Incentive bonuses add another wrinkle to AAV and cap calculations. In the NFL, incentives are classified as either Likely To Be Earned (LTBE) or Not Likely To Be Earned (NLTBE), based on the player’s performance in the prior season. LTBE incentives count against the team’s salary cap in the current year, while NLTBE incentives don’t — unless the player actually earns them, at which point they hit the following year’s cap. This distinction matters because the AAV you see reported usually excludes incentive money, meaning the real cap charge could end up higher if a player has a breakout season.
The classification isn’t arbitrary. If a player rushed for 1,200 yards last year and the incentive triggers at 1,000 yards, that’s considered likely to be earned. If the trigger is 1,500 yards, it’s not likely. The league makes the call based on the previous year’s stats, and teams have to plan around the possibility that NLTBE incentives become real charges.
AAV assumes the contract runs its full course. When it doesn’t — because a player is cut, traded, or retires — the leftover cap charges don’t just disappear. In the NFL, any unprorated signing bonus money immediately accelerates onto the current year’s cap as “dead money.” If a player signed a five-year deal with a $20 million signing bonus (prorated at $4 million per year) and gets released before year three, the remaining $12 million in unallocated bonus hits the team’s cap all at once. If the release happens before June 1, every dollar of dead cap accelerates into the current league year.
This is why you sometimes see teams carry enormous cap charges for players no longer on the roster.
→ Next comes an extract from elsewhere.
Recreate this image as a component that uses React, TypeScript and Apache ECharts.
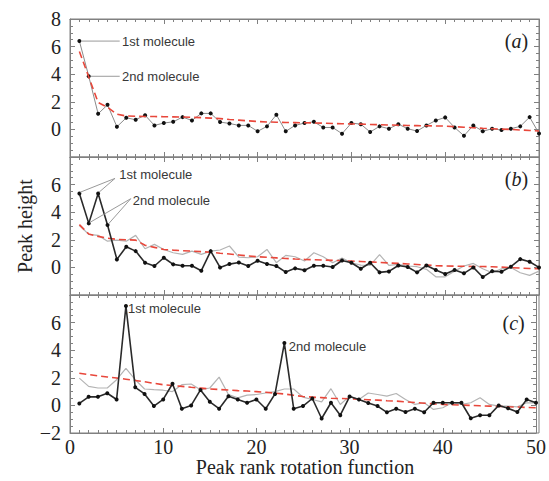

A high-AAV contract that looked manageable over five years can become a cap disaster if the player doesn’t work out, because the signing bonus money that was supposed to be spread across future seasons suddenly lands in a single year. Teams weigh this risk carefully when deciding how much guaranteed money to offer up front — the bigger the signing bonus, the bigger the dead-cap exposure.
Because AAV directly determines (or heavily influences) where a team falls relative to cap and tax lines, exceeding those thresholds carries real penalties beyond just writing a bigger check.
In MLB, the Competitive Balance Tax penalties are purely financial. A first-time offender pays a 20 percent tax on every dollar above the $244 million threshold. Repeat offenders in consecutive years see that rate climb to 30 percent and then 50 percent.3Major League Baseball. Competitive Balance Tax There’s no limit on spending — just an escalating cost for doing so.
The NBA’s system is more punitive. Beyond the basic luxury tax (which starts at $187.895 million for 2025–26), the league imposes a “second apron” at $207.824 million. Teams that cross that line lose the ability to aggregate salaries in trades or use the taxpayer mid-level exception. Finishing a season above the second apron freezes a team’s first-round draft pick eight years in the future, preventing it from being traded. If the team stays above the second apron in at least two of the next four seasons, that pick drops to 30th overall.8CBS Sports. NBA Trade Deadline: Breaking Down the Teams and Players That Could Be Involved in Tax-Ducking Moves Those roster-building restrictions can cripple a franchise’s flexibility for years, which is why front offices obsess over how each player’s salary (not AAV, in the NBA’s case) stacks against those lines.
In the NFL and NHL, the caps are hard ceilings. There’s no option to spend over and pay a tax — teams must get under the cap or face league discipline. That makes managing AAV (in the NHL) and yearly cap hits (in the NFL) a non-negotiable part of building a competitive roster.